I am egyptian and currently live in cairo, and my husband and i are considering opening a business in Gouna and moving there. I am in the process of surveying and researching what businesses are needed there. 

Can someone pls tell me what services do you have difficulties finding in Gouna and have to go to hurghada for it?

Thanks!!!


----------



## mamasue

Our go-to-girl on the forum in ElGouna, Gounie, has lived in El Gouna for a number of years....
I'm sure she'll be along to answer your question soon.


----------



## Gounie

The best thing is to talk with Orascom here in El Gouna. They control the balance of business and may have ideas of what is missing. It also depends on your expertise and background? There are hundreds of bars, restaurants, and cafes. Many open and close again quickly. You have to get everything right to succeed. Even in a prime location if your prices or service isn't right customers will go elsewhere.

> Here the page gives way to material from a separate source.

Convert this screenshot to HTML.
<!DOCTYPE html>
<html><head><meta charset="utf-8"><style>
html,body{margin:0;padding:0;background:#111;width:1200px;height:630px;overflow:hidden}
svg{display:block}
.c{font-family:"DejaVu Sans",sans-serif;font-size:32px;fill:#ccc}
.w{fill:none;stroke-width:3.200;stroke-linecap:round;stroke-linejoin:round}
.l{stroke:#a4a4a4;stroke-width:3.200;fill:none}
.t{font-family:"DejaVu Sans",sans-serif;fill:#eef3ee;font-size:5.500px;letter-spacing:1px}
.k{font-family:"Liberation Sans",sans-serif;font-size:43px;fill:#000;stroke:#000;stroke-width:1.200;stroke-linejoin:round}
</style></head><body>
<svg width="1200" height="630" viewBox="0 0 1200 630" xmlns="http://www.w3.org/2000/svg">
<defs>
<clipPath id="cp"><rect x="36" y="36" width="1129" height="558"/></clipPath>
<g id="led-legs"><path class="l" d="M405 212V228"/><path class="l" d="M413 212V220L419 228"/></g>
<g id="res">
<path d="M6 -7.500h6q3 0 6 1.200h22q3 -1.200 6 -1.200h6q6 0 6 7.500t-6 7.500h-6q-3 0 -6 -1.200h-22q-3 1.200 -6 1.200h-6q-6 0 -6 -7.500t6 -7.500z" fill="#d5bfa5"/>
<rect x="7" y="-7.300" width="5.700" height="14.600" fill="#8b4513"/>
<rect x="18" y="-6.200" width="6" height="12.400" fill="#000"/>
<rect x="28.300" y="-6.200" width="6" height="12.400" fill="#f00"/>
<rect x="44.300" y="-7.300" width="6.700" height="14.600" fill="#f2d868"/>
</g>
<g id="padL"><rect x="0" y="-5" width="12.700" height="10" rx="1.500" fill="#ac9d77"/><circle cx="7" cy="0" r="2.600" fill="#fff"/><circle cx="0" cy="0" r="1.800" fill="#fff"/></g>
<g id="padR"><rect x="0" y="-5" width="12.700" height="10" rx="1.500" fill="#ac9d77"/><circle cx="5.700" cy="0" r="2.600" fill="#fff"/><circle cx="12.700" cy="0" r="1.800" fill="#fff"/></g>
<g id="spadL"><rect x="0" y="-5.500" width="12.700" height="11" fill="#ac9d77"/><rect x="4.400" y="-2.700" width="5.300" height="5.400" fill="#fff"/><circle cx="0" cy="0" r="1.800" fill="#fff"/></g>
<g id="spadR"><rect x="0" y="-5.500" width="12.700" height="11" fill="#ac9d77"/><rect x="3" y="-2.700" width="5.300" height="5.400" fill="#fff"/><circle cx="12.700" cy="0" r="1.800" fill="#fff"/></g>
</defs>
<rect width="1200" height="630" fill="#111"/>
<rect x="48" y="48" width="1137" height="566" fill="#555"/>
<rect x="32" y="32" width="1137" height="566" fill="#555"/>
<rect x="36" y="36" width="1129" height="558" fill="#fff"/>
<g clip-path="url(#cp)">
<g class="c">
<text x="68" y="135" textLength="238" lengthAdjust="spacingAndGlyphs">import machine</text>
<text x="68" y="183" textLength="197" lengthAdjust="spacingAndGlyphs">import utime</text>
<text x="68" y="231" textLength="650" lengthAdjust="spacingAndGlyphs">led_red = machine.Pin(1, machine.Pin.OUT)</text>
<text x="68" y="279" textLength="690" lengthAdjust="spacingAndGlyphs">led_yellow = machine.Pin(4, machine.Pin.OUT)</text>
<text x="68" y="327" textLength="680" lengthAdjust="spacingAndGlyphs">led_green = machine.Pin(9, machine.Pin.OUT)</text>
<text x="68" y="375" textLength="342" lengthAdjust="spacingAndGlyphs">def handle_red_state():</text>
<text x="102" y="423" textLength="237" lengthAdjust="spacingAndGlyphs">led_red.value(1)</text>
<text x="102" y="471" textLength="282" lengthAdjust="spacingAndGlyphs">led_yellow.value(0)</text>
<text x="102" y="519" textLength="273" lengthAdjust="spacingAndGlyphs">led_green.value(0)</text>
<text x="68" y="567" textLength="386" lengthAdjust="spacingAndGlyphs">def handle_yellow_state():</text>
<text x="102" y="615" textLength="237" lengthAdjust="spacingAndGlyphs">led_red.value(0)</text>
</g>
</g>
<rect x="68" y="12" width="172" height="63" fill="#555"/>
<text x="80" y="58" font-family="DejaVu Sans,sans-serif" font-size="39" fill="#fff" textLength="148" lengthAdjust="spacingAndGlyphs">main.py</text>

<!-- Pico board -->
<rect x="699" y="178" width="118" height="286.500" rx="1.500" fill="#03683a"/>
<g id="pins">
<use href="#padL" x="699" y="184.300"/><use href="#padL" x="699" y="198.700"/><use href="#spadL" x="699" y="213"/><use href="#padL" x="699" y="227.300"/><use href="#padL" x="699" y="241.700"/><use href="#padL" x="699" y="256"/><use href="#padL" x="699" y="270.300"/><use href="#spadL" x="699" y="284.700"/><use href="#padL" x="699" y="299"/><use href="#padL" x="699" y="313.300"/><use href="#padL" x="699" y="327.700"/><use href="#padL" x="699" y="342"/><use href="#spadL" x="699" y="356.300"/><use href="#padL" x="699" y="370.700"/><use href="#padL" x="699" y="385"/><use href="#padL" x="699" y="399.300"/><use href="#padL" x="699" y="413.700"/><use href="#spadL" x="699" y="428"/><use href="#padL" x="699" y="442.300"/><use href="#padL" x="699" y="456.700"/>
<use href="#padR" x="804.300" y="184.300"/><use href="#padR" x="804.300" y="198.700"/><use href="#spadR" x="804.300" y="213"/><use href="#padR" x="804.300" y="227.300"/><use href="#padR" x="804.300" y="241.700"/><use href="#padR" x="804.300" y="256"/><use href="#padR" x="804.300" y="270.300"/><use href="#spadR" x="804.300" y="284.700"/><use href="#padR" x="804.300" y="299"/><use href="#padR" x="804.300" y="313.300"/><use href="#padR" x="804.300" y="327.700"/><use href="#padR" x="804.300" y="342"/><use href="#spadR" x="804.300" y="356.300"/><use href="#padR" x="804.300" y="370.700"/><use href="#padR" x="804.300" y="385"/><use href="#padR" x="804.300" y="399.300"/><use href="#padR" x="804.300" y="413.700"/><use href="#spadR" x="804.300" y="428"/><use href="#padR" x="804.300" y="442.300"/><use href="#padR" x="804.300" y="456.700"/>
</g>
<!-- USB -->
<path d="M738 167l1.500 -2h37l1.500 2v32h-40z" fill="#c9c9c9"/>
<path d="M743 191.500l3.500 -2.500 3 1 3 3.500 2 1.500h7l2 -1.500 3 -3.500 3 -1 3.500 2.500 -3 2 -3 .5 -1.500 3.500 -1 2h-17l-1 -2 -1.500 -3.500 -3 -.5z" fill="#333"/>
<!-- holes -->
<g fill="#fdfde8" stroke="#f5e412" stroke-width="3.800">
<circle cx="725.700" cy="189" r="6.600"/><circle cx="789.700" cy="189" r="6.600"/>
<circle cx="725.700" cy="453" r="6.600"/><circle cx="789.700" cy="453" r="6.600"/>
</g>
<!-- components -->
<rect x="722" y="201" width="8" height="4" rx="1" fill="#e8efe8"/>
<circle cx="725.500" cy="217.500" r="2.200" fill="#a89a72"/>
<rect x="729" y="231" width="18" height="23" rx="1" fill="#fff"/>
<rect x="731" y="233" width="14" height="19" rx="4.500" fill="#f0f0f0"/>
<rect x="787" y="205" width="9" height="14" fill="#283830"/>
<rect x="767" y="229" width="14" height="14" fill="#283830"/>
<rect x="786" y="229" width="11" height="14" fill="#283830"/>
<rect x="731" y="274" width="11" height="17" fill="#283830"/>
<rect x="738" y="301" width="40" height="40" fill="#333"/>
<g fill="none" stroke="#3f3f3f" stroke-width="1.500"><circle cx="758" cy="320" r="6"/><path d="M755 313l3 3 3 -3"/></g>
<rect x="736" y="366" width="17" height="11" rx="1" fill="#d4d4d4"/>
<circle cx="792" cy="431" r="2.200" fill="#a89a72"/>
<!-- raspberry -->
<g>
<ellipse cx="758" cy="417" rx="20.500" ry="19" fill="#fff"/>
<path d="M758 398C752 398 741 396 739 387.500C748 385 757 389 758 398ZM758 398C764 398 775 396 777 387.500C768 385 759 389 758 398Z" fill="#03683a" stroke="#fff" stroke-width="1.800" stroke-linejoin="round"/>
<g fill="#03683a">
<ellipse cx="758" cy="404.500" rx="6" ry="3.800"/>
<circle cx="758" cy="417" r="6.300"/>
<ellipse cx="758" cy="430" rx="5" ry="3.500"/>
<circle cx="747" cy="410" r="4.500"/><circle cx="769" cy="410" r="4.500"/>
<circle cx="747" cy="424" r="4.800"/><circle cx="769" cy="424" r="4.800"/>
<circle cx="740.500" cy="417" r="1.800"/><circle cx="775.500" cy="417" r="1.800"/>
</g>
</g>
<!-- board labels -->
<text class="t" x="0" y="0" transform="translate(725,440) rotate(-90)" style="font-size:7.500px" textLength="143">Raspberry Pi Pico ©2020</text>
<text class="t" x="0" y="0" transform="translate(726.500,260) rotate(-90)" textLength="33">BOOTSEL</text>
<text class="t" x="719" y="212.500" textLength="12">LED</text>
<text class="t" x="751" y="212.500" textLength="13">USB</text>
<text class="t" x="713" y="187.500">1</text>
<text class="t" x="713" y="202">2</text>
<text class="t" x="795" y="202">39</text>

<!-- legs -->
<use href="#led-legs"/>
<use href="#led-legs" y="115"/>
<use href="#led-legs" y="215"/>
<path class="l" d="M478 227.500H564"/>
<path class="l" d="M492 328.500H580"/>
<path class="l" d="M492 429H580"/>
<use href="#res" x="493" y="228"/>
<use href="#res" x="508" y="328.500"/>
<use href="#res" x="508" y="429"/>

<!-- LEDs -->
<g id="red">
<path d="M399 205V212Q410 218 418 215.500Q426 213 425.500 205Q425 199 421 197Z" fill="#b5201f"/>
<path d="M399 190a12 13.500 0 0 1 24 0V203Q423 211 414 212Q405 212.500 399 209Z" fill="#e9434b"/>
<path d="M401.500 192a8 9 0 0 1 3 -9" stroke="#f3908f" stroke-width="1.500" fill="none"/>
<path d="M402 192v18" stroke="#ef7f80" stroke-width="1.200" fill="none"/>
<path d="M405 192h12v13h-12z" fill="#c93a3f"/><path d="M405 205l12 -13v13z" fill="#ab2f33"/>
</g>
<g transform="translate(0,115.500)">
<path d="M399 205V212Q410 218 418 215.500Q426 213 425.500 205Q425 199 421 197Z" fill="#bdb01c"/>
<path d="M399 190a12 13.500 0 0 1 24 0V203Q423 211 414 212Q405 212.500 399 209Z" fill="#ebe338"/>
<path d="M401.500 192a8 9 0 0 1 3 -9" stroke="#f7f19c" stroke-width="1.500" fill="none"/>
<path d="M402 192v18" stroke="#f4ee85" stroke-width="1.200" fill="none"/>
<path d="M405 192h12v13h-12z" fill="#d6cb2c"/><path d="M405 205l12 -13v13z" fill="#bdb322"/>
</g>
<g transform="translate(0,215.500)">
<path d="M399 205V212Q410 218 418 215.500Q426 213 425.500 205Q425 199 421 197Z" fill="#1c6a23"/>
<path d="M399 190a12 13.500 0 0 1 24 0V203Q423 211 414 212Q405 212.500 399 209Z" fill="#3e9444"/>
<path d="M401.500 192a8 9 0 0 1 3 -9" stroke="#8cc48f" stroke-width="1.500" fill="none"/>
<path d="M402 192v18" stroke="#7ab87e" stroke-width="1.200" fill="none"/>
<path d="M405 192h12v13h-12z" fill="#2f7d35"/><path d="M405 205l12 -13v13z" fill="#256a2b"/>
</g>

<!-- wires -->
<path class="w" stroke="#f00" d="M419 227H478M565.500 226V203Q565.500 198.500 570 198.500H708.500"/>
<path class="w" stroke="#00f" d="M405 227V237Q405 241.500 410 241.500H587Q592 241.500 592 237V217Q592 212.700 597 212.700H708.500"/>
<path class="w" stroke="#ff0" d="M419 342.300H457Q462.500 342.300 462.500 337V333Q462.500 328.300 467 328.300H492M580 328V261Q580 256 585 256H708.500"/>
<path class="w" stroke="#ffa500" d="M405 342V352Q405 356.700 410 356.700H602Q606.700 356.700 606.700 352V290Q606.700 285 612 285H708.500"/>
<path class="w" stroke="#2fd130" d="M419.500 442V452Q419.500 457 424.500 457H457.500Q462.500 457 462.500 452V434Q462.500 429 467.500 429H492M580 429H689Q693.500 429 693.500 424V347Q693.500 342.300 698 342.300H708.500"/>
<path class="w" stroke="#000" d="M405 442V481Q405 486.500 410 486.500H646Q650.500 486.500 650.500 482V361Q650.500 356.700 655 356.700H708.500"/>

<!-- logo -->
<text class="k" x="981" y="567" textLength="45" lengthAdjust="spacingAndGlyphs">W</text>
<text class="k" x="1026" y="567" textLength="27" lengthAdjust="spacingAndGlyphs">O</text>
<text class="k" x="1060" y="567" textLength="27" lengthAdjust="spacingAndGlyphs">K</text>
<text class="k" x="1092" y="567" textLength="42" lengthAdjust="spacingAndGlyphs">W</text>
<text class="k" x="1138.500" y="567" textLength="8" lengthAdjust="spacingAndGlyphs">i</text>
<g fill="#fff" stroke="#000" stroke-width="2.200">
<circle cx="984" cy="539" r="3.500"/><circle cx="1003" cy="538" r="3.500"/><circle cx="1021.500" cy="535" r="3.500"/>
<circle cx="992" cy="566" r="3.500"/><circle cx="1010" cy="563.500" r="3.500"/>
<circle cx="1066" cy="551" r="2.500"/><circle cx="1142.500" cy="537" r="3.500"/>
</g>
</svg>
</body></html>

I think most businesses need to rent an office or shop here. You cannot open a business in competition running it from home.

The businesses that aren't here are usually because there isn't enough demand for them to pay rent and staff. It is hard to find decent cosmetics. So I use an Avon lady. Clothes are either one extreme or the other i.e. cheap fake brand T Shirts or crazy expensive. Supermarkets like Best Way stock pretty much everything and they are desperate to expand but cannot get permission.

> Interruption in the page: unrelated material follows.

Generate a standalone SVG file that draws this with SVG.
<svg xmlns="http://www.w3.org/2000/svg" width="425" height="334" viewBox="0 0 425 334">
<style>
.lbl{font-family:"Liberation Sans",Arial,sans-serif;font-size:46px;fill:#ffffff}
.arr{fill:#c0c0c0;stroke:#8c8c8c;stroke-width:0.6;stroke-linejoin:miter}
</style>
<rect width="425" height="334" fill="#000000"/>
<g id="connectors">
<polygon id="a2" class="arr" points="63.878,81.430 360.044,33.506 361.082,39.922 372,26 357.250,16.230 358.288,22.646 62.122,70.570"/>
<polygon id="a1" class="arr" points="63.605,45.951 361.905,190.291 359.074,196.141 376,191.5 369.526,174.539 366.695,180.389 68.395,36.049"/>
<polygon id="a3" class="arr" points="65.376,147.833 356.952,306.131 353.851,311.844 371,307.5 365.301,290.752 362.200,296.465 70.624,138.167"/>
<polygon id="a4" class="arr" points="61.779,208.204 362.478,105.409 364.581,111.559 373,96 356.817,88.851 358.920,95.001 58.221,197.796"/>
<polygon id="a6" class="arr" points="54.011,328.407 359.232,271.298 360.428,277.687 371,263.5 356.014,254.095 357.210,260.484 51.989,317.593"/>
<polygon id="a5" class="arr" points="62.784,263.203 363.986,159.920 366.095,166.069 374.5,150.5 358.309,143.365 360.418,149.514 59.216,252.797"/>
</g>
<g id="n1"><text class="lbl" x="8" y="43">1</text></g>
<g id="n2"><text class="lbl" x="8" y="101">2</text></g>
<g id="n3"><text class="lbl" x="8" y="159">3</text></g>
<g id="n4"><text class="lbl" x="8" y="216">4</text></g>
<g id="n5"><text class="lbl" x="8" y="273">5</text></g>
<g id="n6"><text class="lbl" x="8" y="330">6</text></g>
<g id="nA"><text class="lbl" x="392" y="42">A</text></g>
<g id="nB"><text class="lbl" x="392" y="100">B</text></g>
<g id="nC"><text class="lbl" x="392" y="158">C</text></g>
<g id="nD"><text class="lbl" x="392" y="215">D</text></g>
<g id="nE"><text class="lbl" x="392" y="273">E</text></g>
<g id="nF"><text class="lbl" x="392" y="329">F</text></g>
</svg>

During the Eid's the town is crazy busy. The rest of the time it has been pretty quiet since 2011. Businesses are struggling. 

You must have some idea of what kind of business you can run?


----------



## Lil Sue

Thanks mamasue and gounie!!!! Actually i work in the construction business ( marble designs) and my husband in graphics and advertising. We were hoping of opening up something different , you know not to keep all eggs in one basket. 

But ill definitely take your advice and do more research and i know a couple of contacts in orascom as well. I guess i had the impression that gouna was booming with businesses and residents and families and kids. I was thinking if opening a kids center activities with play areas and art and other indoor activities. Last year when i was in gouna we couldnt find much for the kids to do at night except a place in the marina. 

Thanks again gounie you're a real angel helping everyone out here:+1:


----------



## Gounie

Lil Sue said:


> I was thinking if opening a kids center activities with play areas and art and other indoor activities. Last year when i was in gouna we couldnt find much for the kids to do at night except a place in the marina.
> 
> :


There is Art Cafe in the marina and Cheeky Monkeys Indoor Playground and mini golf. All the hotels have kids clubs and the most popular nursery now is Busy Bees in Bustan near El Gouna Airport. The most popular nursery used to be Les Petites in Downtown. After an accident the owner sold and a new couple took over with great ideas and major changes. Unfortunately it didn't work and customers went to Bustan and it closed. Another opened up in a large building next to the Go Cart Track offering bouncy castles, slides, painting, etc. etc. Again I don't know why but it didn't last long. Probably the combination of kids and go-carts within a few yards of each other. 

Research is the key


----------